The Republic of Ireland has decided to join the NATO Cooperative Cyber Defence Centre of Excellence (NATO CCDCOE). Irish Ambassador to Estonia H. E. Ms Frances Kiernan visited the Centre yesterday to submit the Letter of Intent and thereby start the accession process.
“With its strong digital economy and society, we believe that Ireland is a country that is very much aware about the security risks in cyberspace. Accordingly, the Irish decision to contribute to tackling various cybersecurity challenges at the international level along with a community of like-minded nations that we have in the CCDCOE is mutually beneficial, highly welcome and most timely having in mind the current Cyber Security Awareness Month, ” said Colonel Jaak Tarien, Director of the NATO CCDCOE.
„Irish decision to join the CCDCOE opens up new avenues for cooperation in the field of cyber defence. The multinational nature of the Centre helps to tie together national experiences and bring synergy in cyber skills and knowledge. We are looking forward to have an Irish cyber expert joining our interdisciplinary team,” added Col Tarien.
The NATO Cooperative Cyber Defence Centre of Excellence is a NATO-accredited knowledge hub, think-tank and training facility. The international military organisation focuses on interdisciplinary research and development, as well as training courses and exercises in the field of cyber security.
The heart of the Centre is a diverse group of international experts from currently 25 nations, including legal scholars, policy and strategy experts as well as technology researchers with military, government and industry backgrounds.

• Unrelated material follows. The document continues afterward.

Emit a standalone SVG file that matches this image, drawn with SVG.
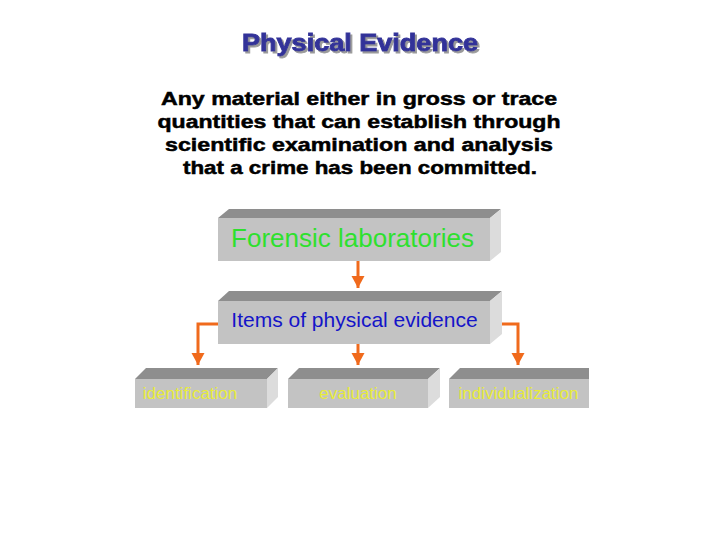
<svg xmlns="http://www.w3.org/2000/svg" width="720" height="540" viewBox="0 0 720 540">
<defs>
<style>
.front{fill:#c3c3c3}
.top{fill:#8e8e8e}
.side{fill:#dcdcdc}
.conn{fill:none;stroke:#f06a1c;stroke-width:3}
.title{font-family:"Liberation Sans",Arial,sans-serif;font-weight:bold;font-size:24px;text-anchor:middle}
.body{font-family:"Liberation Sans",Arial,sans-serif;font-weight:bold;font-size:18.5px;fill:#000;stroke:#000;stroke-width:0.5;text-anchor:middle}
.lbl{font-family:"Liberation Sans",Arial,sans-serif;text-anchor:middle}
.small{font-size:17px;fill:#e8ec3a}
</style>
<filter id="shadow" x="-5%" y="-20%" width="115%" height="150%">
<feDropShadow dx="2" dy="2" stdDeviation="0.4" flood-color="#9a9a9a" flood-opacity="1"/>
</filter>
<marker id="ah" markerUnits="userSpaceOnUse" markerWidth="14" markerHeight="14" refX="12" refY="6.5" orient="auto">
<path d="M0,0 L12,6.5 L0,13 z" fill="#f06a1c"/>
</marker>
</defs>
<rect width="720" height="540" fill="#fff"/>
<g id="title">
<text class="title" x="360" y="51" fill="#333399" stroke="#333399" stroke-width="0.9" filter="url(#shadow)" textLength="236" lengthAdjust="spacingAndGlyphs">Physical Evidence</text>
</g>
<g id="definition">
<text class="body" x="359" y="105" textLength="396" lengthAdjust="spacingAndGlyphs">Any material either in gross or trace</text>
<text class="body" x="359" y="128" textLength="403" lengthAdjust="spacingAndGlyphs">quantities that can establish through</text>
<text class="body" x="359" y="151" textLength="388" lengthAdjust="spacingAndGlyphs">scientific examination and analysis</text>
<text class="body" x="360" y="174" textLength="354" lengthAdjust="spacingAndGlyphs">that a crime has been committed.</text>
</g>
<g id="connectors">
<line class="conn" x1="358" y1="261" x2="358" y2="288" marker-end="url(#ah)"/>
<path class="conn" d="M218,324 H198 V365" marker-end="url(#ah)"/>
<line class="conn" x1="358" y1="344" x2="358" y2="365" marker-end="url(#ah)"/>
<path class="conn" d="M499,324 H518 V365" marker-end="url(#ah)"/>
</g>
<g id="node-forensic">
<polygon class="top" points="218,218 229,209 501,209 490,218"/>
<polygon class="side" points="490,218 501,209 501,252 490,261"/>
<rect class="front" x="218" y="218" width="272" height="43"/>
<text class="lbl" x="352.5" y="247" font-size="26" fill="#2ee02e">Forensic laboratories</text>
</g>
<g id="node-items">
<polygon class="top" points="218,301 229,291 502,291 490,301"/>
<polygon class="side" points="490,301 502,291 502,334 490,344"/>
<rect class="front" x="218" y="301" width="272" height="43"/>
<text class="lbl" x="354.5" y="327" font-size="21" fill="#1414c8">Items of physical evidence</text>
</g>
<g id="node-identification">
<polygon class="top" points="135,379 146,368 278,368 267,379"/>
<polygon class="side" points="267,379 278,368 278,397 267,408"/>
<rect class="front" x="135" y="379" width="132" height="29"/>
<text class="lbl small" x="190" y="399">identification</text>
</g>
<g id="node-evaluation">
<polygon class="top" points="288,379 299,368 440,368 428,379"/>
<polygon class="side" points="428,379 440,368 440,397 428,408"/>
<rect class="front" x="288" y="379" width="140" height="29"/>
<text class="lbl small" x="358" y="399">evaluation</text>
</g>
<g id="node-individualization">
<polygon class="top" points="449,379 460,368 589,368 589,379"/>
<rect class="front" x="449" y="379" width="140" height="29"/>
<text class="lbl small" x="518.5" y="399">individualization</text>
</g>
</svg>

Membership of the Centre is open to all Allies, the Centre is also welcoming cooperation with like-minded Partners. Currently Belgium, Bulgaria, the Czech Republic, Denmark, Estonia, France, Germany, Greece, Hungary, Italy, Latvia, Lithuania, the Netherlands, Norway, Poland, Portugal, Romania, Slovakia, Spain, Turkey, the United Kingdom and the United States have signed on as Sponsoring Nations of the Centre. Austria, Finland and Sweden are part of the Centre as Contributing Participants – the status available for non-NATO nations.